By John DiConsiglio
Sydney Goldstein’s passion for urban planning and its impact on the environment led her to an incredible research opportunity—one that is enabling her to immerse herself in the latest policy trends involving green building heights. With the help of her faculty mentor, Assistant Professor of Geography and Public Policy Melissa Keeley, the Luther Rice Fellow is uncovering new data on the decisions behind the development and design of sustainable buildings.
“I was terrified when I started. It was literally the most intimidating thing I’d ever done,” said Goldstein, a senior majoring in environmental studies and dance. “But I’m the kind of person who loses herself in the research process. You get to a point where you forget about the fears, and you just see the facts and figures.”
For the past year, Goldstein has spent long hours combing through reams of raw data and stacks of literature reviews to chart green building trends across the United States. And the outcome of her effort isn’t just her Luther Rice Undergraduate Research Fellowship or a potential article on her findings for a peer review journal. Goldstein said the most surprising result is how much fun she’s having.
Growing Green Buildings
For the last decade, green building policies have caught on with cities around the country, particularly those with large populations, as a way to minimize the environmental impact of development. Buildings are one of the largest consumers of natural resources and account for a significant portion of greenhouse gas emissions. In the United States, buildings register nearly 40 percent of all CO2 emissions, 73 percent of electricity consumption and more than 13 percent of all potable water. According to the nonprofit U.S. Green Building Council, green buildings consume 25 percent less energy and 11 percent less water while accounting for 34 percent lower greenhouse gas emissions than traditional construction. This year, it is estimated that nearly half of all new nonresidential construction in the United States will meet green building goals.

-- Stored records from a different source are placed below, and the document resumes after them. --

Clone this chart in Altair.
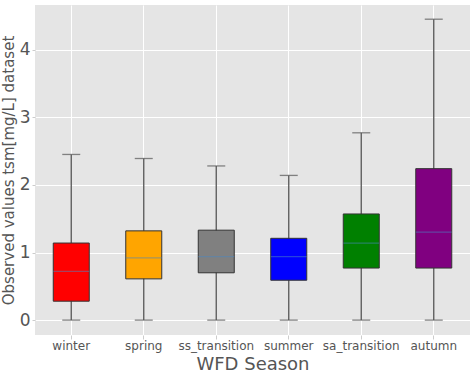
import altair as alt
import pandas as pd

seasons = ["winter", "spring", "ss_transition", "summer", "sa_transition", "autumn"]
whisker_low = [0.0, 0.0, 0.0, 0.0, 0.0, 0.0]
q1 = [0.28, 0.61, 0.70, 0.59, 0.77, 0.77]
median = [0.72, 0.92, 0.94, 0.94, 1.14, 1.30]
q3 = [1.14, 1.32, 1.33, 1.21, 1.57, 2.24]
whisker_high = [2.45, 2.39, 2.28, 2.14, 2.77, 4.45]
box_colors = ["red", "orange", "gray", "blue", "green", "purple"]

df = pd.DataFrame({
    "season": seasons,
    "lo": whisker_low,
    "q1": q1,
    "med": median,
    "q3": q3,
    "hi": whisker_high,
})

x_enc = alt.X(
    "season:N",
    sort=seasons,
    scale=alt.Scale(paddingInner=0, paddingOuter=0),
    axis=alt.Axis(
        title="WFD Season",
        labelAngle=0,
        labelFontSize=12,
        labelColor="#555555",
        titleFontSize=18,
        titleColor="#555555",
        titleFontWeight="normal",
        tickColor="#cccccc",
        tickSize=4,
        labelPadding=1,
        titlePadding=4,
        domain=False,
        grid=True,
        gridColor="white",
        gridWidth=1,
        bandPosition=0.5,
    ),
)
y_scale = alt.Scale(domain=[-0.22, 4.66], nice=False, zero=False)
y_axis = alt.Axis(
    title="Observed values tsm[mg/L] dataset",
    values=[0, 1, 2, 3, 4],
    format="d",
    labelFontSize=17,
    labelColor="#555555",
    titleFontSize=15,
    titleColor="#555555",
    titleFontWeight="normal",
    tickColor="#cccccc",
    tickSize=3,
    labelPadding=2,
    titlePadding=3,
    domain=False,
    grid=True,
    gridColor="white",
    gridWidth=1,
)

base = alt.Chart(df)

whisker = base.mark_rule(color="#555555", strokeWidth=1.3).encode(
    x=x_enc,
    y=alt.Y("lo:Q", scale=y_scale, axis=y_axis),
    y2="hi:Q",
)
cap_low = base.mark_tick(color="#555555", size=18, thickness=1.3).encode(
    x=alt.X("season:N", sort=seasons), y=alt.Y("lo:Q")
)
cap_high = base.mark_tick(color="#555555", size=18, thickness=1.3).encode(
    x=alt.X("season:N", sort=seasons), y=alt.Y("hi:Q")
)
box = base.mark_bar(size=36, stroke="#333333", strokeWidth=1).encode(
    x=alt.X("season:N", sort=seasons),
    y=alt.Y("q1:Q"),
    y2="q3:Q",
    color=alt.Color(
        "season:N",
        scale=alt.Scale(domain=seasons, range=box_colors),
        legend=None,
    ),
)
med_line = base.mark_tick(color="#4a86c0", opacity=0.5, size=36, thickness=1.3).encode(
    x=alt.X("season:N", sort=seasons), y=alt.Y("med:Q")
)

chart = (
    alt.layer(whisker, box, med_line, cap_low, cap_high)
    .properties(
        width=435,
        height=330,
        autosize=alt.AutoSizeParams(type="none"),
        padding={"left": 35, "top": 5, "right": 4, "bottom": 41},
        background="white",
    )
    .configure_view(fill="#e5e5e5", stroke=None)
    .configure_axis(labelFont="DejaVu Sans", titleFont="DejaVu Sans")
)

chart.save("out.html", embed_options={"renderer": "svg", "actions": False})
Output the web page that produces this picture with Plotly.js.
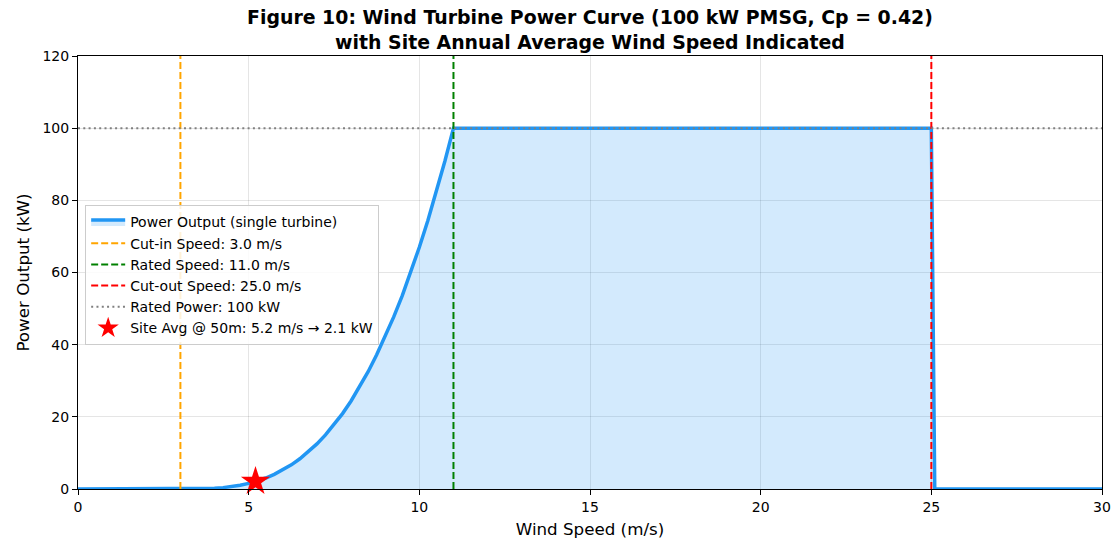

When Goldstein first approached Keeley about examining the rise in green building policy over the last decade, her faculty mentor suggested looking at green buildings from an angle that had yet to be fully examined: the public policies behind how cities enact green building development. Keeley had already collected data focused on municipal decision making, but the cache of surveys and statistics needed to be analyzed and organized for a cohesive research study.
“Sydney stood out as a really driven student who was eager to engage in this material in great depth,” Keeley said. “I told her to have at it.”
Goldstein focused on data from 36 municipalities with populations ranging from as little as 50,000 to over two million. She dove into a comprehensive literature review of major documents on municipal green building, from environmental studies to city planning records. She divided her information into three areas: the green building decision-making process and the administrators behind those decisions; the information relied upon when making those decisions (case studies or leaders in the field, for example); and the degree that policy designs were localized.
“I haven’t seen anybody look at green building in the way Sydney approached it,” Keeley said. “The implications are broad. If we can understand what cities are trying to achieve through their green building policies and where they are getting their information, it puts us in a better place to support them.”
Instead of identifying which procedures worked better than others, Goldstein sought out policy trends. She noted the number and types of municipal offices that were involved in green building decision-making, such as departments of the environment, mayors’ offices and city councils. Also, she examined municipalities’ likelihood to turn to cities of similar size and geographic-locations as role models, emulating, for example, recognized leaders like Seattle, Portland and Chicago. However, Goldstein noted a tendency to localize those models, adapting them to specific concerns. A southwestern city, for example, might focus on water conservation, while coastal regions would dedicate additional resources to energy and pollution reduction. “Rarely does one city just copy another,” Goldstein said. “Usually they take a policy that worked well in a different city and shape it to fit their special circumstances.”
Goldstein credits Keeley with keeping her on course as she foraged through libraries resources and online databases. Her mentor was particularly helpful in framing and conceptualizing her research agenda to fit the topic parameters—narrow enough to be manageable but comprehensive enough to meaningfully add to the scientific record. “In research, you want to contribute in a novel way,” Keeley said. “You are building on the work of multiple scientists and researchers, but you can’t merely repeat what’s already been done.”
And Goldstein’s next step is—what else?—more research. “There’s always another document to read, another survey to compile,” she said. “Research work is never done."